Entrepreneurs worry about competition all the time. And they’re correct in doing so. I think the “focus on customers, ignore competition” is a terrible business advice. Customers will never ask you to introduce switching costs, yet that’s precisely what businesses should do in order to be profitable for a non-trivial amount of time.
In my last article, I wrote about how an entrepreneur should go about creating a legal monopoly via network effects and economic moats. In this article, I’ll talk about how even legal monopolies get killed.
What kills them is not direct competitors (after all, they’re monopolies). They usually get killed as a collateral damage while someone else is doing their thing.
Vectors of competition
Entrepreneurs usually dislike direct competition. Colgate competes with Pepsodent. Coca-Cola competes with Pepsi. Mac competes with Windows. You compete with that-company-with-bad-products-and-worse-customer-service. You get the drift.
However, if you ask customers about what alternatives they have for your products, they’ll amaze you with their responses. For VWO, our competition isn’t so much other A/B testing products, but deciding via opinions or gut feeling.
Customers care about their life, needs, family, happiness, and progress. Using your products is definitely not on their life’s bucket list. In fact, using products or technology is an extra effort for them. The best radio is not a radio – it’s simply a room full of sound waves.

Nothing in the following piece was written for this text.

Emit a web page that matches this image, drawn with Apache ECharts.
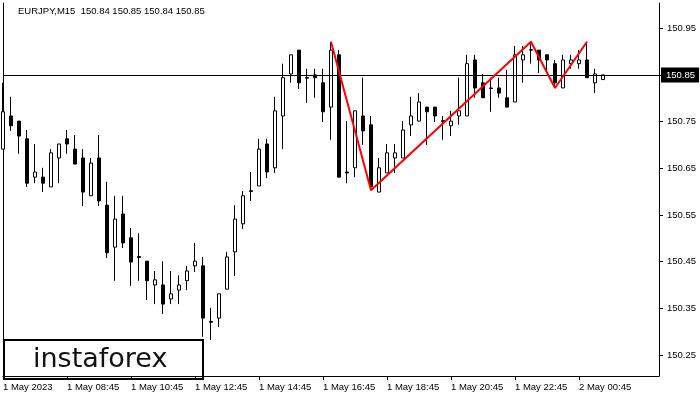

When customers abandon legal monopolies, they usually do not switch to direct competitors. They’ll switch to things that allow them to live their life as they want – with or without products from either you or your competitors. Say, for example, if you sell best radios in town, your customers will likely switch to Apple Music and not other radios.
So, if you are the number 1 product in the market, your customers are switching to products that you never even considered as a competition. You laughed at them as toys, until it was too late.
The biggest competition comes from people who compete on a different vector.
You want to make money, someone else wants to make an impact.
You want to make an impact, someone else wants to become famous.
You want to become famous, someone else is just having fun.
— Paras Chopra (@paraschopra) January 24, 2018
There are numerous examples of competition coming from a totally unanticipated vector and unintentionally destroying a legal monopoly:
- Linux vs Windows. Who would have thought that a student trying to learn OS fundamentals will take away billions of dollars from Microsoft in the server market?
- Wikipedia vs Britannica. Who would have thought a group of unpaid volunteers can create world’s largest and most comprehensive encyclopedia?
- Altavista vs Google. Who would have thought that one simple algorithm by two grad students will disrupt an established market leader?
- Match sticks vs Mobile phone. I know someone who is in the business of supplying chemicals to the matchstick industry. He says his industry is dying because people in small towns aren’t buying matchsticks for cigarettes because their smoking breaks have been replaced by watching videos on phones! Mobile phone companies certainly did not mean to kill the match stick industry
Of course, as per the news yesterday, the #1 payments platform in India (Paytm) is feeling threatened when the #1 communications app in India (WhatsApp) integrated payments. Who would have thought that competition for a payments platform will come from a messaging app?
So remember: starting a business is hard, growing it is harder and keeping it alive is almost impossible. Only the paranoid survive, but it has its cost in terms of psychological unrest (that not many talk about!)